American video game writer

Mary DeMarle is a video game writer. She is most well known for her work with the Myst and Deus Ex series of games.

== Career ==
DeMarle first started her writing career working in the entertainment industry. DeMarle's first credits as a video game writer was for the 2001 game Myst III: Exile. She was the lead writer of Deus Ex: Human Revolution and its 2016 sequel Deus Ex: Mankind Divided. For the former she won the 2012 Canadian Videogame Award for Best Writing.

She was the Narrative lead for the 2021 game Marvel's Guardians of the Galaxy, which she won The Game Award for Best Narrative and the D.I.C.E. Award for Outstanding Achievement in Story.

DeMarle is known for writing for games with multiple branching narratives.

In 2022, DeMarle joined BioWare as a senior narrative director.
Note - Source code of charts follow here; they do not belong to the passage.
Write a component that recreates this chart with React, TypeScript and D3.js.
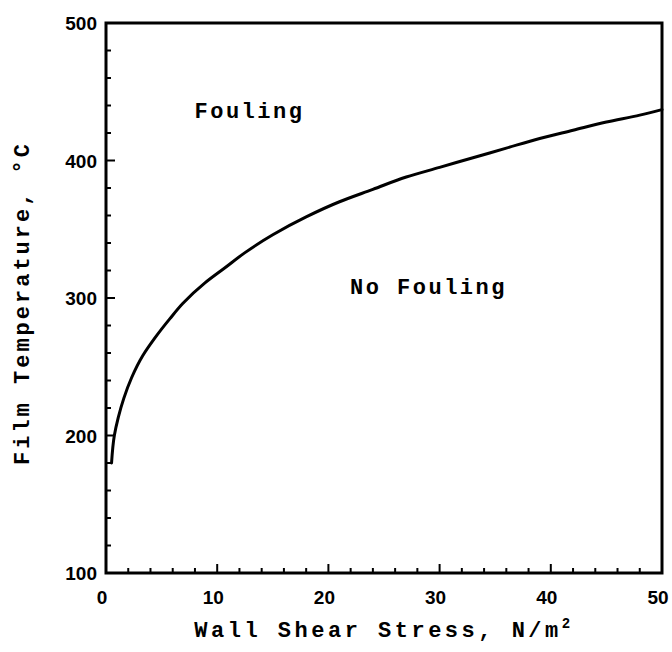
import React, { useEffect, useRef } from 'react';
import * as d3 from 'd3';

// curve: wall shear stress (N/m2) vs film temperature (C)
const stress = [0.5, 0.75, 1.1, 1.6, 2.3, 3.3, 4.4, 5.75, 6.9, 8.9, 10.7, 12.5, 15, 18, 21, 24, 27, 30, 33, 36, 39, 42, 45, 48, 50];
const temp = [180, 200, 213, 227, 242, 258, 271, 285, 296, 311, 322, 333, 346, 359, 370, 379, 388, 395, 402, 409, 416, 422, 428, 433, 437];

const xTicks = [0, 10, 20, 30, 40, 50];
const yTicks = [100, 200, 300, 400, 500];

const regionLabels = [
  { text: 'Fouling', x: 12.9, y: 431 },
  { text: 'No Fouling', x: 29.0, y: 303 },
];

const App: React.FC = () => {
  const svgRef = useRef<SVGSVGElement>(null);

  useEffect(() => {
    const svg = d3.select(svgRef.current);
    svg.selectAll('*').remove();

    const left = 106, right = 662, top = 23, bottom = 573;
    const mono = '"Liberation Mono", "Courier New", monospace';
    const sans = '"Liberation Sans", Arial, sans-serif';

    const x = d3.scaleLinear().domain([0, 50]).range([left, right]);
    const y = d3.scaleLinear().domain([100, 500]).range([bottom, top]);

    // minor ticks (inward)
    svg.append('g')
      .selectAll('line')
      .data(d3.range(0, 51, 2).filter(v => v % 10 !== 0))
      .enter().append('line')
      .attr('x1', d => x(d)).attr('x2', d => x(d))
      .attr('y1', bottom).attr('y2', bottom - 5)
      .attr('stroke', '#000').attr('stroke-width', 2);

    svg.append('g')
      .selectAll('line')
      .data(d3.range(100, 501, 20).filter(v => v % 100 !== 0))
      .enter().append('line')
      .attr('x1', left).attr('x2', left + 5)
      .attr('y1', d => y(d)).attr('y2', d => y(d))
      .attr('stroke', '#000').attr('stroke-width', 2);

    // major ticks
    svg.append('g')
      .selectAll('line')
      .data(xTicks)
      .enter().append('line')
      .attr('x1', d => x(d)).attr('x2', d => x(d))
      .attr('y1', bottom).attr('y2', bottom - 9)
      .attr('stroke', '#000').attr('stroke-width', 2);

    svg.append('g')
      .selectAll('line')
      .data(yTicks)
      .enter().append('line')
      .attr('x1', left).attr('x2', left + 9)
      .attr('y1', d => y(d)).attr('y2', d => y(d))
      .attr('stroke', '#000').attr('stroke-width', 2);

    // frame
    svg.append('rect')
      .attr('x', left).attr('y', top)
      .attr('width', right - left).attr('height', bottom - top)
      .attr('fill', 'none')
      .attr('stroke', '#000')
      .attr('stroke-width', 3);

    // tick labels
    svg.append('g')
      .selectAll('text')
      .data(xTicks)
      .enter().append('text')
      .attr('x', d => x(d) - 4)
      .attr('y', bottom + 31)
      .attr('text-anchor', 'middle')
      .style('font-family', sans)
      .style('font-weight', 'bold')
      .style('font-size', '19px')
      .text(d => d);

    svg.append('g')
      .selectAll('text')
      .data(yTicks)
      .enter().append('text')
      .attr('x', left - 9)
      .attr('y', d => y(d) + 7)
      .attr('text-anchor', 'end')
      .style('font-family', sans)
      .style('font-weight', 'bold')
      .style('font-size', '19px')
      .text(d => d);

    // curve (monotone in y, so the steep start stays clean)
    const pts = stress.map((s, i) => [s, temp[i]] as [number, number]);
    const line = d3.line<[number, number]>()
      .x(d => x(d[0]))
      .y(d => y(d[1]))
      .curve(d3.curveMonotoneY);

    svg.append('path')
      .datum(pts)
      .attr('fill', 'none')
      .attr('stroke', '#000')
      .attr('stroke-width', 3)
      .attr('stroke-linecap', 'round')
      .attr('d', line);

    // region labels
    svg.append('g')
      .selectAll('text')
      .data(regionLabels)
      .enter().append('text')
      .attr('x', d => x(d.x))
      .attr('y', d => y(d.y))
      .attr('text-anchor', 'middle')
      .style('font-family', mono)
      .style('font-weight', 'bold')
      .style('font-size', '22px')
      .style('letter-spacing', '2.5px')
      .text(d => d.text);

    // axis titles
    const xt = svg.append('text')
      .attr('x', (left + right) / 2)
      .attr('y', 637)
      .attr('text-anchor', 'middle')
      .style('font-family', mono)
      .style('font-weight', 'bold')
      .style('font-size', '22px')
      .style('letter-spacing', '3.5px');
    xt.append('tspan').text('Wall Shear Stress, N/m');
    xt.append('tspan').attr('dy', -9).style('font-size', '14px').text('2');

    svg.append('text')
      .attr('transform', `translate(29, ${(top + bottom) / 2 + 5}) rotate(-90)`)
      .attr('text-anchor', 'middle')
      .style('font-family', mono)
      .style('font-weight', 'bold')
      .style('font-size', '22px')
      .style('letter-spacing', '3px')
      .text('Film Temperature, °C');
  }, []);

  return (
    <svg
      ref={svgRef}
      width={672}
      height={652}
      style={{ position: 'absolute', left: 0, top: 0, background: '#fff' }}
    />
  );
};

export default App;
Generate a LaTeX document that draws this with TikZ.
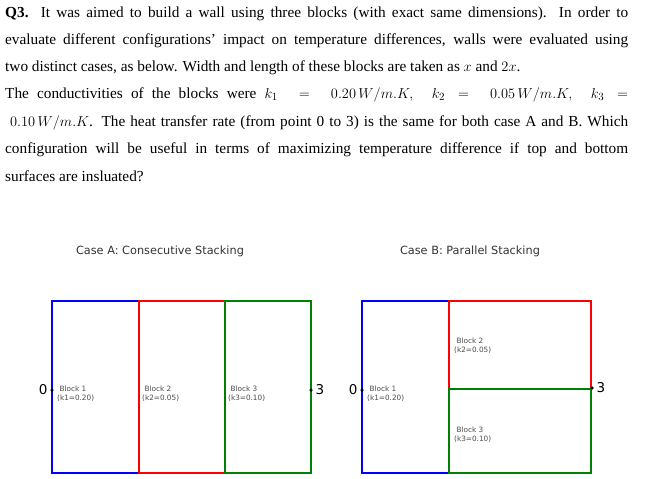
\documentclass[tikz,border=0pt]{standalone}
\usepackage{fontspec}
\setmainfont{Liberation Serif}
\newfontfamily\dvs{DejaVu Sans}
\begin{document}
\begin{tikzpicture}[x=1pt,y=-1pt,
  ql/.style={anchor=base west,inner sep=0pt,text width=623pt,font=\fontsize{15.3}{17}\selectfont,align=justify},
  qr/.style={anchor=base west,inner sep=0pt,font=\fontsize{15.3}{17}\selectfont},
  blk/.style={font=\dvs\fontsize{7.3}{8.5}\selectfont,text=black!70,align=left,anchor=north west,inner sep=0pt},
  ttl/.style={font=\dvs\fontsize{11.3}{13}\selectfont,text=black!80},
  pt/.style={circle,fill=black,inner sep=0pt,minimum size=3.5pt},
  num/.style={font=\dvs\fontsize{13.5}{15}\selectfont},
  lw/.style={line width=1.6pt}]
\useasboundingbox (0,0) rectangle (649,479);
\fill[white] (0,0) rectangle (649,479);
\node[ql] (l1) at (5,17) {\textbf{Q3.} It was aimed to build a wall using three blocks (with exact same dimensions). In order to\parfillskip=0pt\par};
\node[ql] (l2) at (5,44) {evaluate different configurations' impact on temperature differences, walls were evaluated using\parfillskip=0pt\par};
\node[qr] (l3) at (5,71) {two distinct cases, as below. Width and length of these blocks are taken as $x$ and $2x$.};
\node[ql] (l4) at (5,98) {The conductivities of the blocks were $k_1\ =\ 0.20\,W/m.K,\ \ k_2 = \ 0.05\,W/m.K,\ \ k_3 =$\parfillskip=0pt\par};
\node[ql] (l5) at (5,126) {\ $0.10\,W/m.K$. The heat transfer rate (from point 0 to 3) is the same for both case A and B. Which\parfillskip=0pt\par};
\node[ql] (l6) at (5,153) {configuration will be useful in terms of maximizing temperature difference if top and bottom\parfillskip=0pt\par};
\node[qr] (l7) at (5,181) {surfaces are insluated?};
% Case A
\node[ttl] (ta) at (160,251) {Case A: Consecutive Stacking};
\draw[lw,blue] (52,301) rectangle (139,473);
\draw[lw,red] (139,301) rectangle (225,473);
\draw[lw,green!50!black] (225,301) rectangle (311,473);
\node[blk] (a1) at (57,386) {\ Block 1\\(k1=0.20)};
\node[blk] (a2) at (142,386) {\ Block 2\\(k2=0.05)};
\node[blk] (a3) at (228,386) {\ Block 3\\(k3=0.10)};
\node[pt] (p0a) at (52,390) {};
\node[pt] (p3a) at (311,390) {};
\node[num,left=1pt] (n0a) at (p0a) {0};
\node[num,right=1pt] (n3a) at (p3a) {3};
% Case B
\node[ttl] (tb) at (470,251) {Case B: Parallel Stacking};
\draw[lw,blue] (362,301) rectangle (449,473);
\draw[lw,red] (449,301) rectangle (591,389);
\draw[lw,green!50!black] (449,389) rectangle (591,473);
\node[blk] (b1) at (367,386) {\ Block 1\\(k1=0.20)};
\node[blk] (b2) at (454,338) {\ Block 2\\(k2=0.05)};
\node[blk] (b3) at (454,427) {\ Block 3\\(k3=0.10)};
\node[pt] (p0b) at (362,390) {};
\node[pt] (p3b) at (592,388) {};
\node[num,left=1pt] (n0b) at (p0b) {0};
\node[num,right=1pt] (n3b) at (p3b) {3};
\end{tikzpicture}
\end{document}
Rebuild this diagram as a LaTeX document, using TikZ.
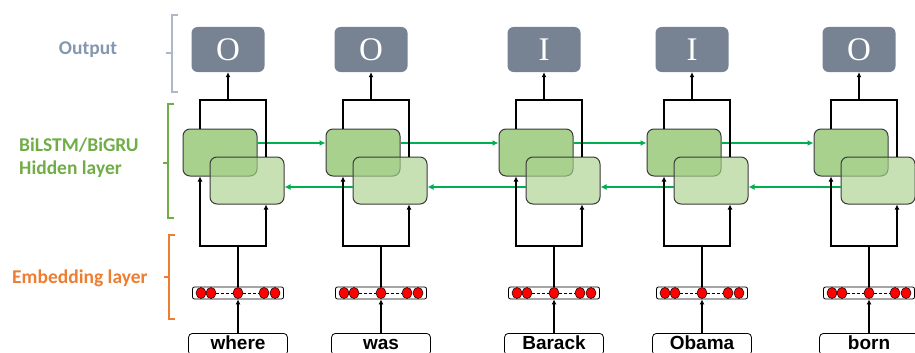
\documentclass[tikz,border=0pt]{standalone}
\usepackage{fontspec}
\setmainfont{Liberation Serif}
\setsansfont{Liberation Sans}
\newfontfamily\calib{Carlito}
\usetikzlibrary{arrows.meta,positioning,shapes.geometric}
\definecolor{outgray}{HTML}{778392}
\definecolor{outlbl}{HTML}{8497B0}
\definecolor{outbrk}{HTML}{ADB9CA}
\definecolor{hidfill}{HTML}{A9D18E}
\definecolor{hidlbl}{HTML}{70AD47}
\definecolor{arrgreen}{HTML}{00B050}
\definecolor{emblbl}{HTML}{ED7D31}
\definecolor{boxline}{HTML}{3A3A3A}
\tikzset{
  outb/.style={fill=outgray, rounded corners=6pt, minimum width=73pt, minimum height=45pt, inner sep=0pt, text=white, font=\rmfamily\fontsize{33}{33}\selectfont},
  fwdb/.style={draw=boxline, line width=1pt, fill=hidfill, rounded corners=7pt, minimum width=74pt, minimum height=47pt},
  bwdb/.style={fwdb, fill opacity=0.65},
  embb/.style={draw, line width=0.8pt, fill=white, rounded corners=2pt, minimum width=91pt, minimum height=12pt, inner sep=0pt},
  wordb/.style={draw, line width=0.8pt, rounded corners=4pt, anchor=north, minimum width=99pt, text height=14pt, text depth=4pt, inner xsep=0pt, inner ysep=2pt, font=\sffamily\bfseries\fontsize{19}{19}\selectfont},
  edot/.style={draw, line width=0.5pt, fill=red, ellipse, minimum width=10pt, minimum height=11pt, inner sep=0pt},
  arr/.style={-{Latex[length=5pt,width=5pt]}, line width=1.6pt},
  garr/.style={-{Latex[length=6pt,width=6pt]}, line width=1.7pt, draw=arrgreen},
  ln/.style={line width=1.6pt},
  brk/.style={line width=1.3pt},
  lbl/.style={font=\calib\bfseries\fontsize{19.5}{23}\selectfont, align=left, inner sep=0pt}
}
\begin{document}
\begin{tikzpicture}[x=1pt, y=-1pt]
  \useasboundingbox (0,0) rectangle (915,353);
  \clip (0,0) rectangle (915,353);
  % layer labels and brackets
  \node[lbl, text=outlbl] (lout) at (88,50) {Output};
  \node[lbl, text=hidlbl, anchor=west] (lhid) at (19,158) {BiLSTM/BiGRU\\Hidden layer};
  \node[lbl, text=emblbl, anchor=west] (lemb) at (12,278) {Embedding layer};
  \draw[brk, draw=outbrk] (178,15) -- (172,15) -- (172,92) -- (178,92) (172,53) -- (166,53);
  \draw[brk, draw=hidlbl] (174,104) -- (168,104) -- (168,218) -- (174,218) (168,163) -- (163,163);
  \draw[brk, draw=emblbl] (175,235) -- (169,235) -- (169,319) -- (175,319) (169,277) -- (164,277);
  % one column per word
  \foreach \i/\L/\w/\t in {1/183/where/O, 2/326/was/O, 3/499/Barack/I, 4/647/Obama/I, 5/814/born/O} {
    \node[fwdb] (fwd\i) at (\L+37,152.5) {};
    \node[bwdb] (bwd\i) at (\L+64,180.5) {};
    \node[outb] (out\i) at (\L+45,49.5) {\t};
    \node[embb] (emb\i) at (\L+55,293) {};
    \node[wordb] (word\i) at (\L+55,333) {\w};
    \foreach \dx [count=\k] in {-37,-27,0,26,37}
      \node[edot] (d\i\k) at (\L+55+\dx,293) {};
    \draw[line width=1pt, dash pattern=on 3pt off 2pt] (d\i2) -- (d\i3) (d\i3) -- (d\i4);
    \coordinate (lo\i) at (\L+55,246);
    \coordinate (hi\i) at (\L+45,100);
  }
  \foreach \i/\j in {1/2,2/3,3/4,4/5} {
    \draw[garr] ([yshift=9.5pt]fwd\i.east) -- ([yshift=9.5pt]fwd\j.west);
    \draw[garr] ([yshift=-6.5pt]bwd\j.west) -- ([yshift=-6.5pt]bwd\i.east);
  }
  \foreach \i in {1,...,5} {
    \draw[arr] (word\i) -- (emb\i);
    \draw[ln] (emb\i) -- (lo\i);
    \draw[arr] (lo\i) -| ([xshift=-20pt]fwd\i.south);
    \draw[arr] (lo\i) -| ([xshift=19pt]bwd\i.south);
    \draw[ln] ([xshift=-20pt]fwd\i.north) |- (hi\i) -| ([xshift=19pt]bwd\i.north);
    \draw[arr] (hi\i) -- (out\i);
  }
\end{tikzpicture}
\end{document}
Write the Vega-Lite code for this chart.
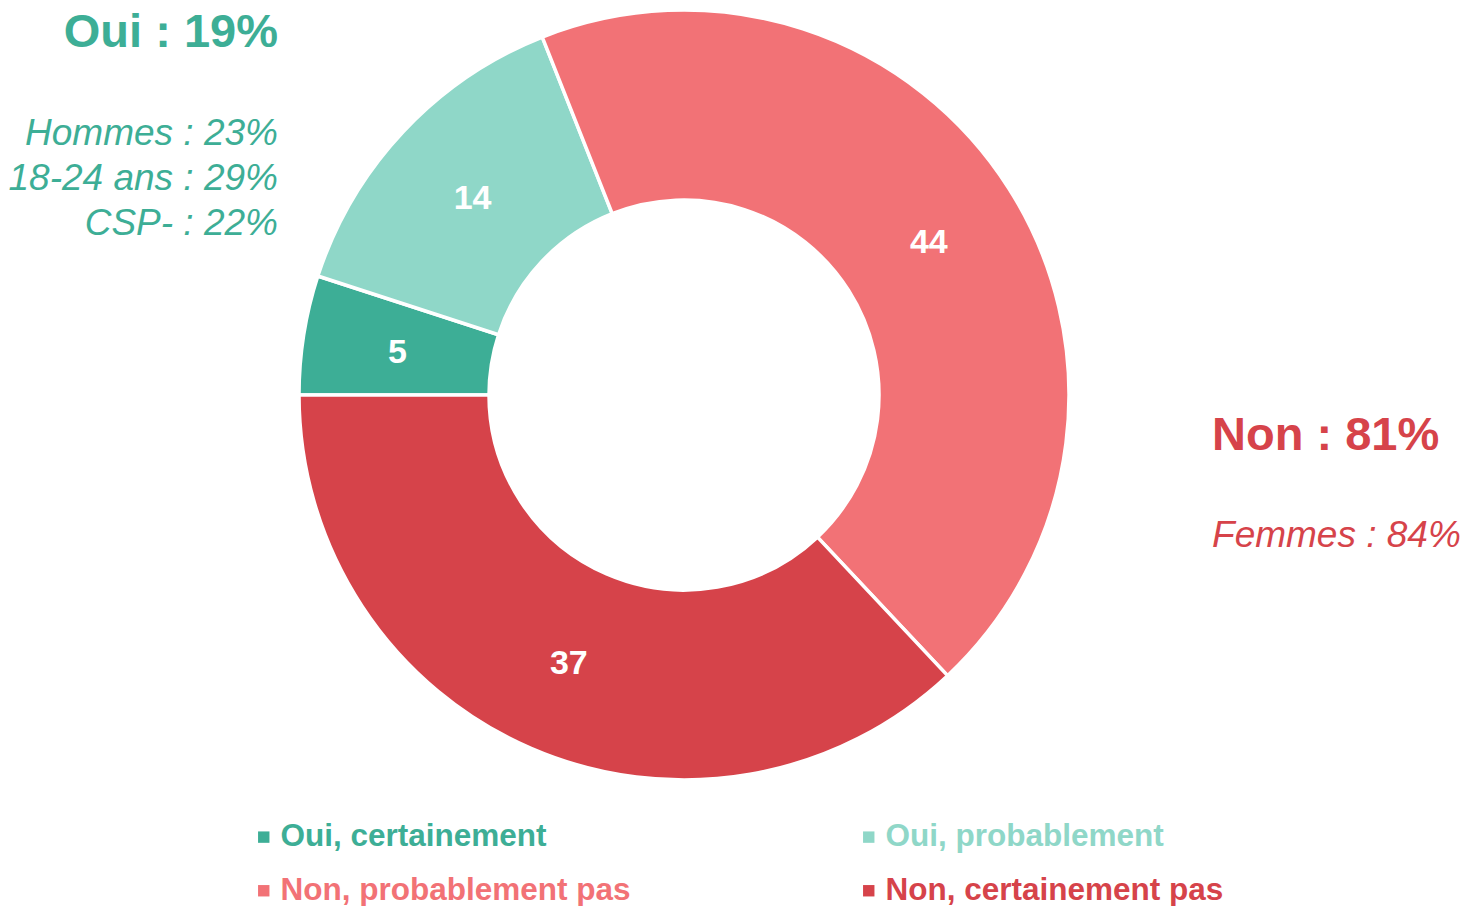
{
  "$schema": "https://vega.github.io/schema/vega-lite/v6.json",
  "width": 1368,
  "height": 790,
  "padding": 0,
  "background": "white",
  "config": {"view": {"stroke": null}, "font": "Liberation Sans"},
  "layer": [
    {
      "data": {"values": [
        {"categorie": "Oui, certainement", "valeur": 5, "ordre": 1},
        {"categorie": "Oui, probablement", "valeur": 14, "ordre": 2},
        {"categorie": "Non, probablement pas", "valeur": 44, "ordre": 3},
        {"categorie": "Non, certainement pas", "valeur": 37, "ordre": 4}
      ]},
      "layer": [
        {
          "mark": {"type": "arc", "outerRadius": 385, "innerRadius": 195, "stroke": "white", "strokeWidth": 3.5},
          "encoding": {
            "theta": {"field": "valeur", "type": "quantitative", "stack": true, "scale": {"range": [4.712389, 10.995574]}},
            "order": {"field": "ordre", "type": "quantitative"},
            "color": {
              "field": "categorie", "type": "nominal",
              "scale": {
                "domain": ["Oui, certainement", "Oui, probablement", "Non, probablement pas", "Non, certainement pas"],
                "range": ["#3DAE96", "#8FD7C8", "#F27276", "#D6434A"]
              },
              "legend": {
                "orient": "none", "legendX": 248, "legendY": 821, "columns": 2, "direction": "horizontal", "title": null,
                "symbolType": "square", "symbolSize": 130, "symbolStrokeWidth": 0, "symbolOpacity": 1,
                "labelFont": "Liberation Sans", "labelFontSize": 31.5, "labelFontWeight": "bold",
                "labelColor": {"expr": "scale('color', datum.value)"},
                "labelOffset": 1, "columnPadding": 222, "rowPadding": 21, "padding": 0, "labelLimit": 0
              }
            }
          }
        },
        {
          "mark": {"type": "text", "radius": 290, "dy": 3, "fontSize": 34, "fontWeight": "bold", "fill": "white", "font": "Liberation Sans"},
          "encoding": {
            "theta": {"field": "valeur", "type": "quantitative", "stack": true},
            "order": {"field": "ordre", "type": "quantitative"},
            "detail": {"field": "categorie", "type": "nominal"},
            "text": {"field": "valeur", "type": "quantitative"}
          }
        }
      ]
    },
    {
      "data": {"values": [{"texte": "Oui : 19%"}]},
      "mark": {"type": "text", "align": "right", "baseline": "alphabetic", "fontSize": 47, "fontWeight": "bold", "color": "#3DAE96"},
      "encoding": {
        "text": {"field": "texte", "type": "nominal"},
        "x": {"datum": 0.2032, "type": "quantitative", "scale": {"domain": [0, 1], "nice": false, "zero": false}, "axis": null},
        "y": {"datum": 0.0595, "type": "quantitative", "scale": {"domain": [0, 1], "nice": false, "zero": false, "reverse": true}, "axis": null}
      }
    },
    {
      "data": {"values": [{"texte": "Hommes : 23%\n18-24 ans : 29%\nCSP- : 22%"}]},
      "mark": {"type": "text", "align": "right", "baseline": "alphabetic", "fontSize": 37, "fontStyle": "italic", "lineBreak": "\n", "lineHeight": 45, "color": "#3DAE96"},
      "encoding": {
        "text": {"field": "texte", "type": "nominal"},
        "x": {"datum": 0.2032, "type": "quantitative"},
        "y": {"datum": 0.1835, "type": "quantitative"}
      }
    },
    {
      "data": {"values": [{"texte": "Non : 81%"}]},
      "mark": {"type": "text", "align": "left", "baseline": "alphabetic", "fontSize": 47, "fontWeight": "bold", "color": "#D6434A"},
      "encoding": {
        "text": {"field": "texte", "type": "nominal"},
        "x": {"datum": 0.886, "type": "quantitative"},
        "y": {"datum": 0.5696, "type": "quantitative"}
      }
    },
    {
      "data": {"values": [{"texte": "Femmes : 84%"}]},
      "mark": {"type": "text", "align": "left", "baseline": "alphabetic", "fontSize": 37, "fontStyle": "italic", "color": "#D6434A"},
      "encoding": {
        "text": {"field": "texte", "type": "nominal"},
        "x": {"datum": 0.886, "type": "quantitative"},
        "y": {"datum": 0.6924, "type": "quantitative"}
      }
    }
  ]
}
| Year | Title | Role | Notes |
|---|---|---|---|
| 2001 | Myst III: Exile | Writer |  |
| 2003 | Homeworld 2 | Writer |  |
| 2004 | Myst IV: Revelation | Writer |  |
| 2011 | Deus Ex: Human Revolution | Narrative designer & lead writer |  |
| 2016 | Deus Ex: Mankind Divided | Executive narrative director |  |
| 2021 | Marvel's Guardians of the Galaxy | Narrative lead |  |

== Education ==
DeMarle has a Bachelor of Science from Syracuse University in Television, Radio, and Film Production.